═══ Records supplied ═══
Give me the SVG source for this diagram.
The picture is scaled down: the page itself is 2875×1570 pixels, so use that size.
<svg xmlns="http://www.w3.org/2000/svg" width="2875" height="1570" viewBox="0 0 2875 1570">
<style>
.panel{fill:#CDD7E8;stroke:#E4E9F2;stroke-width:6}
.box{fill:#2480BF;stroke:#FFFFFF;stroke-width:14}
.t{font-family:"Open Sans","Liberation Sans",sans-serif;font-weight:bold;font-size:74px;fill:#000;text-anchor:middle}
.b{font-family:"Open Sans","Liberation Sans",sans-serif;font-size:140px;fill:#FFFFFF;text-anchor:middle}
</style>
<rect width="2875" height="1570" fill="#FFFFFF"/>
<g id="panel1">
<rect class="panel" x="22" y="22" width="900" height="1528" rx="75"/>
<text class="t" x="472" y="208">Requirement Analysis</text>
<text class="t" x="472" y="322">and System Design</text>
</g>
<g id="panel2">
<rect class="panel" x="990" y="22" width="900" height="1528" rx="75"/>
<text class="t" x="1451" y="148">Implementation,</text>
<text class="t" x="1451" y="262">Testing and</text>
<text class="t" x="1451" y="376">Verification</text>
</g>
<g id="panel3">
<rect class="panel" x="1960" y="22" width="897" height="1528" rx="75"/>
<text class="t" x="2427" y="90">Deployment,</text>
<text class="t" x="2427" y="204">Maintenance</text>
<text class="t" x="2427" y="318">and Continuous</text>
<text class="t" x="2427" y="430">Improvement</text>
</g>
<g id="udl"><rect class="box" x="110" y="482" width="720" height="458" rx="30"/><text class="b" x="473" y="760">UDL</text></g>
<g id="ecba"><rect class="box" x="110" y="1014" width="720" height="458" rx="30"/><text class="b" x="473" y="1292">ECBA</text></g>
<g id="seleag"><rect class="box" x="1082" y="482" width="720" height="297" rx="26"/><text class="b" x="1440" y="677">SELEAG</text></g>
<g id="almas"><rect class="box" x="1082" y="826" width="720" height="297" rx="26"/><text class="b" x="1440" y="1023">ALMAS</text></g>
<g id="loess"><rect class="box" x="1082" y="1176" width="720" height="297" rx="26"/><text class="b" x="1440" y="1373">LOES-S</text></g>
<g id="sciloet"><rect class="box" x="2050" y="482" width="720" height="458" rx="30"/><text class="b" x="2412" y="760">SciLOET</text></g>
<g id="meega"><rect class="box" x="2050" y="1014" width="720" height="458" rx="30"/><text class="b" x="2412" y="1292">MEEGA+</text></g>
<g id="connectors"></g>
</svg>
═══
═══ Records supplied ═══
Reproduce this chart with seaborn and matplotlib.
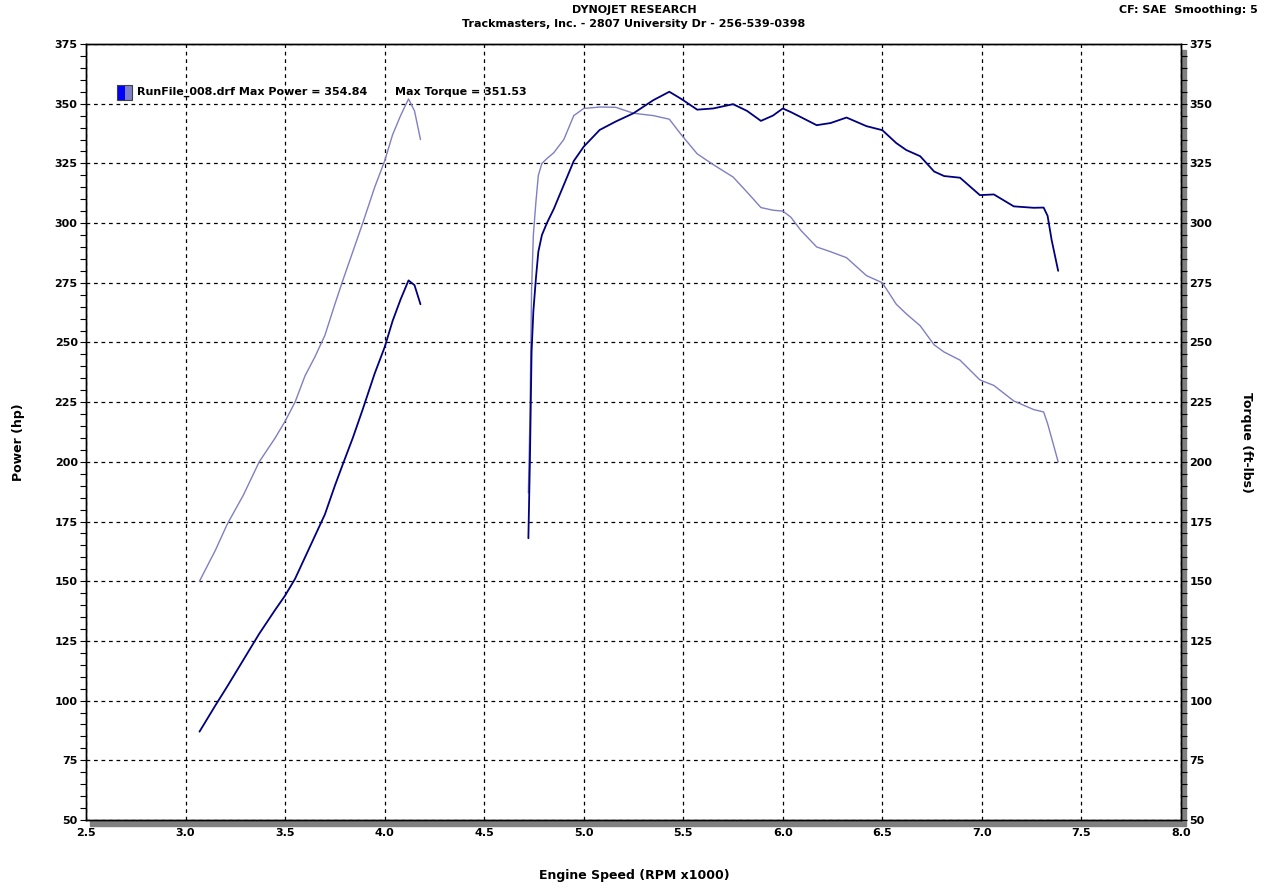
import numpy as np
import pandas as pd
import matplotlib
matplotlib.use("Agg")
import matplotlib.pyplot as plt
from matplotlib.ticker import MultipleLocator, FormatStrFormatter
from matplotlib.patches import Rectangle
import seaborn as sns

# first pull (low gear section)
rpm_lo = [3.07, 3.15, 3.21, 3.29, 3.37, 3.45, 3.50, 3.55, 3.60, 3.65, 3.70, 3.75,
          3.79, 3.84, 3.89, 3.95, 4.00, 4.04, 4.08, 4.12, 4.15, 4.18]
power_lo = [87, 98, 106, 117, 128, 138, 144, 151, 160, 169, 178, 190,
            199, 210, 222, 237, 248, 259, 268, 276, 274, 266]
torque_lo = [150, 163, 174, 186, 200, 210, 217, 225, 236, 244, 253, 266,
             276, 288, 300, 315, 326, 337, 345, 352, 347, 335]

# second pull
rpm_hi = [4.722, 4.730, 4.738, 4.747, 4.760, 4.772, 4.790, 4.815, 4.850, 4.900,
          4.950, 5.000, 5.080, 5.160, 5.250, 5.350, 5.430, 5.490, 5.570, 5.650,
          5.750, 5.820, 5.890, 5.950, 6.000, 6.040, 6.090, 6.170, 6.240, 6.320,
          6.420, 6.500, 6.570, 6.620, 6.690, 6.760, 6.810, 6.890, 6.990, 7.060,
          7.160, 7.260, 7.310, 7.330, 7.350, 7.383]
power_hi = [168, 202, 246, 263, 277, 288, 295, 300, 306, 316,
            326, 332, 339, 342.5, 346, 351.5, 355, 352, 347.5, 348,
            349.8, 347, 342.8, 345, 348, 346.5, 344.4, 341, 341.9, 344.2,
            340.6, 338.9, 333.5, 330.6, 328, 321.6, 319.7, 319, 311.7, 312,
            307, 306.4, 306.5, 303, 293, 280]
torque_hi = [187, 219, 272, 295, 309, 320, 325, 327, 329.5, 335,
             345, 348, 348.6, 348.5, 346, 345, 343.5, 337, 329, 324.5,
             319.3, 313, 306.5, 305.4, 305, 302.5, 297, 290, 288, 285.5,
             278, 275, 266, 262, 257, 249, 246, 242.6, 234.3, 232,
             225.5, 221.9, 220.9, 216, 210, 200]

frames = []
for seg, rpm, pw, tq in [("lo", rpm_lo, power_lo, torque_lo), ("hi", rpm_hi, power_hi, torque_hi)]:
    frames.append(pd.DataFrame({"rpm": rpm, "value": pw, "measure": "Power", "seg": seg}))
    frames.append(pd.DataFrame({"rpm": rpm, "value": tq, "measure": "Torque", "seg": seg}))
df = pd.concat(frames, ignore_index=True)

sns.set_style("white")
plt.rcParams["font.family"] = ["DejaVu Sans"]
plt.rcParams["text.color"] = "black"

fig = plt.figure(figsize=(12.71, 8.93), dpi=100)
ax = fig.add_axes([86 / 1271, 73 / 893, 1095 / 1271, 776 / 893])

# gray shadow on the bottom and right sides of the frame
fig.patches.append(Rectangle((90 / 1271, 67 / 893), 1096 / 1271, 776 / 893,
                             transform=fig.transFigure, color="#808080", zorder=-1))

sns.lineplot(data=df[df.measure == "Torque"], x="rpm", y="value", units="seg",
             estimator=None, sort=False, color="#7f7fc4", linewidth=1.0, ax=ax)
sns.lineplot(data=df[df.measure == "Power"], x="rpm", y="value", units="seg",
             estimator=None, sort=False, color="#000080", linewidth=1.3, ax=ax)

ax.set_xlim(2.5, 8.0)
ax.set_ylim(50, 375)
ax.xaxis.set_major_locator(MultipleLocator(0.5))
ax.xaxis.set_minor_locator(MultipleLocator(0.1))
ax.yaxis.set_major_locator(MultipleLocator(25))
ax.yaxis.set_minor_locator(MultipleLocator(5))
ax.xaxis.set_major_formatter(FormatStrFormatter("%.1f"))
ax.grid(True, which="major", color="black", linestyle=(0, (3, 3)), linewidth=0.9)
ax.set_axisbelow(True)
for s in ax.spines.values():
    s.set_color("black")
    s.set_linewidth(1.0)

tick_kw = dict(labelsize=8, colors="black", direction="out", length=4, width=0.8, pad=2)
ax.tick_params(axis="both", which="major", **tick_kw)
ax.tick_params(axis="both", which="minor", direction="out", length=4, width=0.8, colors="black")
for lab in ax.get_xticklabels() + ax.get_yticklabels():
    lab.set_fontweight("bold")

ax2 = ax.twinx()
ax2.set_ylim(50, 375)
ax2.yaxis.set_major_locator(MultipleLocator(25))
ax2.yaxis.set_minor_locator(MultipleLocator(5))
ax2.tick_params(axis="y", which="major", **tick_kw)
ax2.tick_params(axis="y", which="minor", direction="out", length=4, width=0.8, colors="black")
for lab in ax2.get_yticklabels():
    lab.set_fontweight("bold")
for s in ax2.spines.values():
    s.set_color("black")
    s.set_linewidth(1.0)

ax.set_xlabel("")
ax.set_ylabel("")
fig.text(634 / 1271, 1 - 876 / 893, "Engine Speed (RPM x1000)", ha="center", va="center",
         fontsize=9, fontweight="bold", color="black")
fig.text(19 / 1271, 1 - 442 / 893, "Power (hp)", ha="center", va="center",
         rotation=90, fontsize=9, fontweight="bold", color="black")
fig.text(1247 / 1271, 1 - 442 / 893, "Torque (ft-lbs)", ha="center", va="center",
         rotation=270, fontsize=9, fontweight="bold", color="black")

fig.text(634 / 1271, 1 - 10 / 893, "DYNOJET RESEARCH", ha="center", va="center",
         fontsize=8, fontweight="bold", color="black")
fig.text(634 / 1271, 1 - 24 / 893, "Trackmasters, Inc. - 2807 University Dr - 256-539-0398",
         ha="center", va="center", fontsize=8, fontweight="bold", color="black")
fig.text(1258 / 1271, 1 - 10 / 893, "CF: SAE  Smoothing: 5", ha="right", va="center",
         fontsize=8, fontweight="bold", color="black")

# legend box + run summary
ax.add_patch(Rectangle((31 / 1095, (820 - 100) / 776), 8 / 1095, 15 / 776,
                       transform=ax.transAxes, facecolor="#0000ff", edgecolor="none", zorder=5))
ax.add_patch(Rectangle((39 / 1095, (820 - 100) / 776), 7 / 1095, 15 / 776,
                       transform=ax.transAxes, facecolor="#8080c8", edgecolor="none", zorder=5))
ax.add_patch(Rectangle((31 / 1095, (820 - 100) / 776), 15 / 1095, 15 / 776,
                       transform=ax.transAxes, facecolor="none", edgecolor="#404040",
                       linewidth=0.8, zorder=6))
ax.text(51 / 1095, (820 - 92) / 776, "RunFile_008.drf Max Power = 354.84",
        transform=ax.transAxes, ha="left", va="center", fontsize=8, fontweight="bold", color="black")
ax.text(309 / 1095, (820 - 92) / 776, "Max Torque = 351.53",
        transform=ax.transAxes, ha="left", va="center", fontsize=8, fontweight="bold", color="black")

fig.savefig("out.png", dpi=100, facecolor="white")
═══
═══ Records supplied ═══
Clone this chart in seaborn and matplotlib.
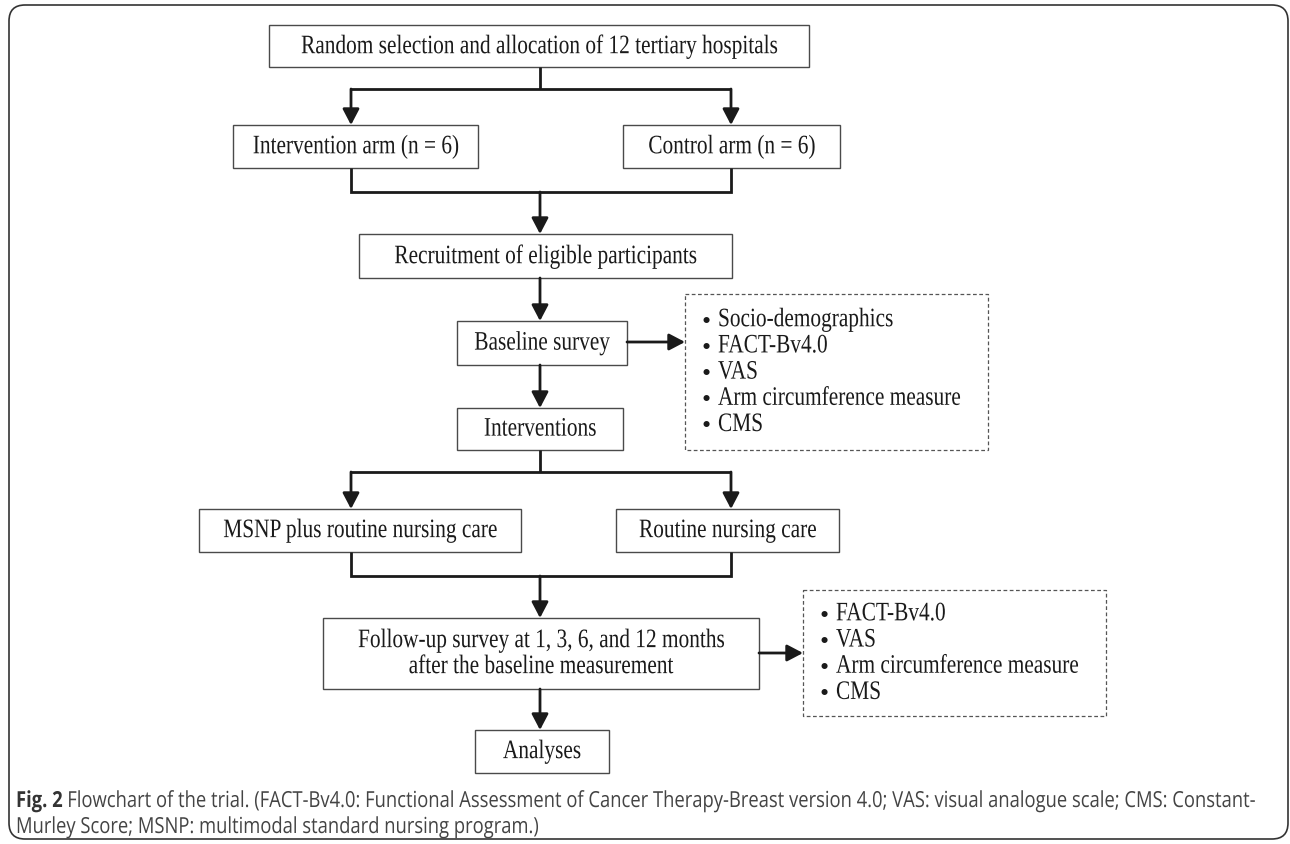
═══
Copy all lines from the material that hold "this".

* Answer to the task:
Give me the SVG source for this diagram.
Reproduce this chart with seaborn and matplotlib.
Clone this chart in seaborn and matplotlib.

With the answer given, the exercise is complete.